As the new Trump administration and a new Congress take control in Washington, advisors can expect widespread easing of the regulatory reins around such areas as retirement, tax and investing policies.
Debates are in full swing regarding the fate of the Department of Labor's fiduciary rule on retirement accounts, who would become the new chair of the Securities and Exchange Commission as well as the anticipated full-frontal focus by the Trump administration and Congress on tax reform – both individual and corporate.
Even ways to reform entitlement programs like Social Security were being floated by lawmakers before year-end, with House Ways and Means Social Security Subcommittee Chairman Sam Johnson, R-Texas, introducing legislation that he argued will permanently save Social Security – by cutting benefits.
In introducing his bill in early December, Johnson said that his "common-sense plan is the start of a fact-based conversation" about how to save Social Security, and he urged other lawmakers "to also put pen to paper and offer their ideas about how they would save Social Security for generations to come."
As for tax cuts, Trump and the Republican-led Congress have vowed to pass tax reform in 2017. As Andy Friedman of The Washington Update points out, Trump's campaign materials call for a top individual tax rate of 33% on ordinary income (down from close to 40%) and a top tax rate of 20% for capital gains and dividends (down from close to 24%). Both Trump and Congress "would repeal the 3.8% surtax on investment income instituted under Obamacare," he adds.
While the effective date of tax reform is uncertain, Friedman, a former tax attorney, believes lower tax rates would apply retroactively to the beginning of 2017. "Rates early next year could reflect the full rate reduction, or a reduction to somewhere between the old and new rates," he said.

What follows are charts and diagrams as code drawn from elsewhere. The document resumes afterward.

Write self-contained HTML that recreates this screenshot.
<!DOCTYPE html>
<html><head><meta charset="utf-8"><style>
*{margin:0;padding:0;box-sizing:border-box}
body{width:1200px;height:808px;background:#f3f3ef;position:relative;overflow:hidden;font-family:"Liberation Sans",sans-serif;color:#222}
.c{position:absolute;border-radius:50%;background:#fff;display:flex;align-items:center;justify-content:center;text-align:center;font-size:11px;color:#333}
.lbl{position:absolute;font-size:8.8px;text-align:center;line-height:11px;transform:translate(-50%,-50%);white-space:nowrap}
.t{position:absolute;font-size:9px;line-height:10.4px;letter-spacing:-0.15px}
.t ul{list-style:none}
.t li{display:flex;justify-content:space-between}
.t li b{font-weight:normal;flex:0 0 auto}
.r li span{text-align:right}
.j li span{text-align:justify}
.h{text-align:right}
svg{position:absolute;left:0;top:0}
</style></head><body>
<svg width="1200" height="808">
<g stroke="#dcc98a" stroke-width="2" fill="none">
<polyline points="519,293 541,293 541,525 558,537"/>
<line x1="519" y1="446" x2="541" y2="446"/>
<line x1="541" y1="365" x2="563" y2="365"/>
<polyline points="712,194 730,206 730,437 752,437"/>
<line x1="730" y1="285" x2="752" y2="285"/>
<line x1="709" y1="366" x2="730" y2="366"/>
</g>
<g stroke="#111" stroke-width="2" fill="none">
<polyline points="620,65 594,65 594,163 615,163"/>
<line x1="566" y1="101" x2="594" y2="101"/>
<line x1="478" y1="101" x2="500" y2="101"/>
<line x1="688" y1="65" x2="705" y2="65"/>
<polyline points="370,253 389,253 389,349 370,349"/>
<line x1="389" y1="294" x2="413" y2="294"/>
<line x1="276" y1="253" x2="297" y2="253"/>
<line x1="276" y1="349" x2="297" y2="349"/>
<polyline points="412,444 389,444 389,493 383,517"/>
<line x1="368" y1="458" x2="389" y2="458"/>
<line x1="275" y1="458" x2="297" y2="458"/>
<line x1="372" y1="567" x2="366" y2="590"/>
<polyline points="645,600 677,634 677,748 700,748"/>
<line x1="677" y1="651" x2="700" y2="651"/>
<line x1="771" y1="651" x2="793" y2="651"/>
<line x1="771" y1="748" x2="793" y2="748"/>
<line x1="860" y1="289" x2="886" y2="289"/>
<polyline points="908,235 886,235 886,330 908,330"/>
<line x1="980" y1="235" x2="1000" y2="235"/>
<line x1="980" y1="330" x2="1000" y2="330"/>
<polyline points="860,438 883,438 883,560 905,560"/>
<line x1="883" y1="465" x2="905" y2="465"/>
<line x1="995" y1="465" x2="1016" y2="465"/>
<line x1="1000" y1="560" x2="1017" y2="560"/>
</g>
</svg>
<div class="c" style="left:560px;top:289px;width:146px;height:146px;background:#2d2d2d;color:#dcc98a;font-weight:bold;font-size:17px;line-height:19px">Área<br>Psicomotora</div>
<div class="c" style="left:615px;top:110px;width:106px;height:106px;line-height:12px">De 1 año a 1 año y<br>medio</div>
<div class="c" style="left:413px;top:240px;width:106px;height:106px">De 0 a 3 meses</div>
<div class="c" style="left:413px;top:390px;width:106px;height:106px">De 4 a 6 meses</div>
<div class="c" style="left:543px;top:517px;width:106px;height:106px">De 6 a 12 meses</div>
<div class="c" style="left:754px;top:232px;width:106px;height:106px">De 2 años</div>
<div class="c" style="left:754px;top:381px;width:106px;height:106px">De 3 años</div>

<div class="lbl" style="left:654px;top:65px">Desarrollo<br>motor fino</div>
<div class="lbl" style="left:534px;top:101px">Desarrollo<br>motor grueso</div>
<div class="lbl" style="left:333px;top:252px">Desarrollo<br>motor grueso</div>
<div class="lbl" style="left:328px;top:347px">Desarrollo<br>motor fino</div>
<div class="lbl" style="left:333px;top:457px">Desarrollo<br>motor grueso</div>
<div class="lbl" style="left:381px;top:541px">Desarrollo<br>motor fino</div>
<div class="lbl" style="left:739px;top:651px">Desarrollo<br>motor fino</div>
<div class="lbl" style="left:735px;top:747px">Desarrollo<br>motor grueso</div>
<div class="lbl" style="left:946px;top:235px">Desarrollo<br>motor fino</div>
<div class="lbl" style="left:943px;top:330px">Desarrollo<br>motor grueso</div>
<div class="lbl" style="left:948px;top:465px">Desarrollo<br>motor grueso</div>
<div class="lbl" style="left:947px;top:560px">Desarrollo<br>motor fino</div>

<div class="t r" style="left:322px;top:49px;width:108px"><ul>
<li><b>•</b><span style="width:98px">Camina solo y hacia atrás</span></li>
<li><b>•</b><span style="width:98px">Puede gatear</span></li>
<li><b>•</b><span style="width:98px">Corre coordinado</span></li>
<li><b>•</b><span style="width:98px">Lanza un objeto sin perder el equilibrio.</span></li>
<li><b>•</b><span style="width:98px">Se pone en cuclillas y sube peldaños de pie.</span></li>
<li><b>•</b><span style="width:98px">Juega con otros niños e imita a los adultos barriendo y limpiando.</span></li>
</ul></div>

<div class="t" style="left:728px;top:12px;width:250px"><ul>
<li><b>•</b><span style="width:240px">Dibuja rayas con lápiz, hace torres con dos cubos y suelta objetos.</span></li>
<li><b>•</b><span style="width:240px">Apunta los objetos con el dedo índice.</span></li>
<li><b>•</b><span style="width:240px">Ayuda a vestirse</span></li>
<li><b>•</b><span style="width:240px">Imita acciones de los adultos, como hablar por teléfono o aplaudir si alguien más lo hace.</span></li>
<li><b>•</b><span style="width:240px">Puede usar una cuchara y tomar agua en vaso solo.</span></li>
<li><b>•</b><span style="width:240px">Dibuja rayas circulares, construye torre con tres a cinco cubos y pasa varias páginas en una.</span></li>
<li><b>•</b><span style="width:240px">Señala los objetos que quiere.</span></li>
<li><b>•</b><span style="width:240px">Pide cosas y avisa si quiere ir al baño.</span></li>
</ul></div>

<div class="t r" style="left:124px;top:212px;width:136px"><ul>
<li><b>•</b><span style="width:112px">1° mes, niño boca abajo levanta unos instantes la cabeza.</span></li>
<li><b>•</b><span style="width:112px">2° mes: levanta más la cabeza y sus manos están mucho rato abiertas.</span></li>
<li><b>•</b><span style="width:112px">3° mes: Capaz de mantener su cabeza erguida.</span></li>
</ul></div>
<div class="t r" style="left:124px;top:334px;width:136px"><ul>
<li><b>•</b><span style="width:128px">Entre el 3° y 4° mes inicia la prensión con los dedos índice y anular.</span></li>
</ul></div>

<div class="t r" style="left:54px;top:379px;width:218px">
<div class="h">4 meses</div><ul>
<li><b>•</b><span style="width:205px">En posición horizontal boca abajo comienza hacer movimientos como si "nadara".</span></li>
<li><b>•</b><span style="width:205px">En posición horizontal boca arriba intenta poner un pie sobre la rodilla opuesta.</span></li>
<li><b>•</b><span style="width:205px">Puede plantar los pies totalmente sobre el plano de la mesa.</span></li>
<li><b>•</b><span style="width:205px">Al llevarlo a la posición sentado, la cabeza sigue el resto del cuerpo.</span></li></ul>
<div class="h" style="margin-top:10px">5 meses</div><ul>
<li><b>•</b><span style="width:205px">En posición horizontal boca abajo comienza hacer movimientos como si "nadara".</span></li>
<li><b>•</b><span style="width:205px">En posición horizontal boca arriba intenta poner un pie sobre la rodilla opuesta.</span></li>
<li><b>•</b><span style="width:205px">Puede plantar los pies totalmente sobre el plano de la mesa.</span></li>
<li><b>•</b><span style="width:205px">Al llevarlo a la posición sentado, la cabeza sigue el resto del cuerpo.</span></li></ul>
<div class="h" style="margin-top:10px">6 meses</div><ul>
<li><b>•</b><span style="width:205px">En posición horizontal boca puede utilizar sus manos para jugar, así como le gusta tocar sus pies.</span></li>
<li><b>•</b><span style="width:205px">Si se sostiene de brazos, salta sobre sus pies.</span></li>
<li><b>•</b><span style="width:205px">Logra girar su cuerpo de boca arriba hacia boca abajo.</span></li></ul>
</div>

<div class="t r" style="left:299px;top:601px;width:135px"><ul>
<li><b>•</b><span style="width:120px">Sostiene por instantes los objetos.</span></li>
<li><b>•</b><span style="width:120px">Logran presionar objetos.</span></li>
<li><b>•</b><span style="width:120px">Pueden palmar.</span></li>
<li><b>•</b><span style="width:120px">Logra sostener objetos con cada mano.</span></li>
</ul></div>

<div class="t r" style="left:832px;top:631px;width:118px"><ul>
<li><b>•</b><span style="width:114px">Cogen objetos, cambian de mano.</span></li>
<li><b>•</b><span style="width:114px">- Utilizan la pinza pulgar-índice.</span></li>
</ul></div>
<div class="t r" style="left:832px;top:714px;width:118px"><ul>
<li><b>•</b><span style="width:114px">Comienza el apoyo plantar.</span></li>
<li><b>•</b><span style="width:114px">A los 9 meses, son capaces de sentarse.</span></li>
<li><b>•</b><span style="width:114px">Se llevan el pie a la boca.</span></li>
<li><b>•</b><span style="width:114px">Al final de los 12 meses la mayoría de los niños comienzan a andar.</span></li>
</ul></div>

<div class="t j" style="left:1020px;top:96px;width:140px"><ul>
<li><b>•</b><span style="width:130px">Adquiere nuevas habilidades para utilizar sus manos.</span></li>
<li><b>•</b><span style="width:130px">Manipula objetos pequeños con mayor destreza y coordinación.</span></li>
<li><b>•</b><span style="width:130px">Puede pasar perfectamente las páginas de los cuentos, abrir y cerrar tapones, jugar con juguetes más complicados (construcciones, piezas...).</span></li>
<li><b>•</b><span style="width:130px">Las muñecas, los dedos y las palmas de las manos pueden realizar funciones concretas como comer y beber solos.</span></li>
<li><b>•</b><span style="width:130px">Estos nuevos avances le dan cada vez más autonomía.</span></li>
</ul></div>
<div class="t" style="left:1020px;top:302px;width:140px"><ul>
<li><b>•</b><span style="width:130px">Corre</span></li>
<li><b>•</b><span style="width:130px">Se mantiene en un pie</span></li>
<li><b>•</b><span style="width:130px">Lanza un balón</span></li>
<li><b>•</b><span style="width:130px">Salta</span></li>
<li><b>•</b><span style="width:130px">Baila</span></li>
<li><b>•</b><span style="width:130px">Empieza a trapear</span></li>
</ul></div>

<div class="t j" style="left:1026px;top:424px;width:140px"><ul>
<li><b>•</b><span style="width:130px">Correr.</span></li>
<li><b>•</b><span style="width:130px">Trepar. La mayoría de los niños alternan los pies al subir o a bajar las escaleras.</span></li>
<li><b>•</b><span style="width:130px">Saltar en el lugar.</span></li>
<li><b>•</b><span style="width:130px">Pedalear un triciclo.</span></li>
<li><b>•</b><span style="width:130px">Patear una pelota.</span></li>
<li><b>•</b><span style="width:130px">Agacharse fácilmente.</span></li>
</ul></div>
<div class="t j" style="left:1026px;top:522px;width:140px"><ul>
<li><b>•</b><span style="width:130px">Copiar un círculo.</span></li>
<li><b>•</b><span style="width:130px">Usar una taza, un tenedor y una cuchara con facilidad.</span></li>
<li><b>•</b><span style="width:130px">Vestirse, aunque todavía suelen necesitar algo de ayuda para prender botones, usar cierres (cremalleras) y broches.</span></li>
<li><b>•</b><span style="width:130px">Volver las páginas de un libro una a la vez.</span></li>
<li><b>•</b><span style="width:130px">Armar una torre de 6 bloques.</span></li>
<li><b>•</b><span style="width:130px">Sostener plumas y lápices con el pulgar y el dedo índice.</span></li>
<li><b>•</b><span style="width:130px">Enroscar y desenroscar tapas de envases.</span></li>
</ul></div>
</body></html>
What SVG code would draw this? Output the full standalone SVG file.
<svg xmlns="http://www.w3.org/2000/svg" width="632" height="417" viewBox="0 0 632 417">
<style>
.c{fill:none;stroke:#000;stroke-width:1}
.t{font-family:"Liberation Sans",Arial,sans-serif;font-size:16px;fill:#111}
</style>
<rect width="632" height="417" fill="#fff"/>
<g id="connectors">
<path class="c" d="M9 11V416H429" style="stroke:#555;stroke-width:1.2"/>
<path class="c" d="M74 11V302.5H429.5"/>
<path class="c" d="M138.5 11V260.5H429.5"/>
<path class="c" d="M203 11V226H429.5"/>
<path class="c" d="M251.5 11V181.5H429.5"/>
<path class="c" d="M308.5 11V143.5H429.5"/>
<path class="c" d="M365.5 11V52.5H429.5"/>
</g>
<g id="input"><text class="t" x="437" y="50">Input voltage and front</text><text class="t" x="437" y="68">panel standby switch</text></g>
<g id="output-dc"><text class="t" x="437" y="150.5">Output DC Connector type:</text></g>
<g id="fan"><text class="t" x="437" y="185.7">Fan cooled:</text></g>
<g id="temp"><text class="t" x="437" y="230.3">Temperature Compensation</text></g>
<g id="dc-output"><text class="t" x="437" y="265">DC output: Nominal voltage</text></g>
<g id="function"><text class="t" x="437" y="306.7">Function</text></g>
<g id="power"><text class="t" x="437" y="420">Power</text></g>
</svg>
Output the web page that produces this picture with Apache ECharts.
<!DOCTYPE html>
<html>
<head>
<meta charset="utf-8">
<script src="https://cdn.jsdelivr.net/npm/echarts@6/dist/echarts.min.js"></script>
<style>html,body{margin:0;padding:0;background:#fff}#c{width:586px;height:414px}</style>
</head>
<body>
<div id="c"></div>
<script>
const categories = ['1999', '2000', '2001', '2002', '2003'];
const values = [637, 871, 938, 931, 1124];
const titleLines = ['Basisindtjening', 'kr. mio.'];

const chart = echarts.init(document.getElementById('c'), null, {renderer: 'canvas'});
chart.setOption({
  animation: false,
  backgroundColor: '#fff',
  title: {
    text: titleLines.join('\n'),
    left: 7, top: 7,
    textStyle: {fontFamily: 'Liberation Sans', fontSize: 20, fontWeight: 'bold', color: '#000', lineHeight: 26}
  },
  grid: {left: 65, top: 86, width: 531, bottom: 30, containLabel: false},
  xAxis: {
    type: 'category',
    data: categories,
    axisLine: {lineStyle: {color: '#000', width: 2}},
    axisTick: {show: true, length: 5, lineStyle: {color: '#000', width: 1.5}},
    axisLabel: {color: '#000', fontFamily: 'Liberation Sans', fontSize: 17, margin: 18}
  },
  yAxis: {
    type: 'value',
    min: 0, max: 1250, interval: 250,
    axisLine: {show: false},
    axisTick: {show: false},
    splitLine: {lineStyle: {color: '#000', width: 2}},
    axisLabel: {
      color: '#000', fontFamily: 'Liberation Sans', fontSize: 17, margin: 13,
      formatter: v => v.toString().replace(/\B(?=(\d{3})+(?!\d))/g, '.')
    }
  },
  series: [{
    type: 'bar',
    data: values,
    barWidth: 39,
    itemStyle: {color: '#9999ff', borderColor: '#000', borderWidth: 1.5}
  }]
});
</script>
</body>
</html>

Either way, "investors would be well advised to plan for lower taxes next year," Friedman counsels, and investors should "redouble their efforts to defer income into 2017 and accelerate deductions into 2016."
For instance, he continues, "investors could defer the exercise of employee stock options until January, and prepay 2017 state taxes and charitable contributions in December."
But lower tax rates won't last forever, Friedman warns, as congressional procedural rules are likely to require that the lower rates "sunset" in 10 years. "Before then, a Democratic Congress – or any Congress concerned about outsize deficits in future years – could raise tax rates again. Thus, investors must plan for 'tax volatility' – the concept that over time tax rates ebb and flow," Friedman said.
Investors, therefore, "should maintain liquidity in both taxable and tax-deferred accounts and in taxable and tax-free investments. That way they can withdraw funds from one or the other depending on whether it makes sense to pay taxes that year (and if so whether to pay at ordinary income or capital gains rates)," Friedman adds. "Preparing for tax volatility allows an investor to take advantage of tax changes, whichever way they might go."
As for corporate tax reform: "It's coming," said Greg Valliere, chief global investment strategist for Horizon Investments. The top corporate rate will plummet from 35% to about 20%, he said in a recent commentary, "but there are lots of close calls on specific provisions. There's already fierce lobbying over issues like 'border adjustability,' which would reward U.S. exporters and punish importers."
Any business tax reform will put the U.S. tax code in sync with codes in "most of the developed world," Valliere said, as a reform bill "will adopt a 'territorial' system that would only tax the profits of U.S. firms' business in this country, a dramatic reform that should eliminate tax inversion deals that have seen U.S. companies relocate around the globe."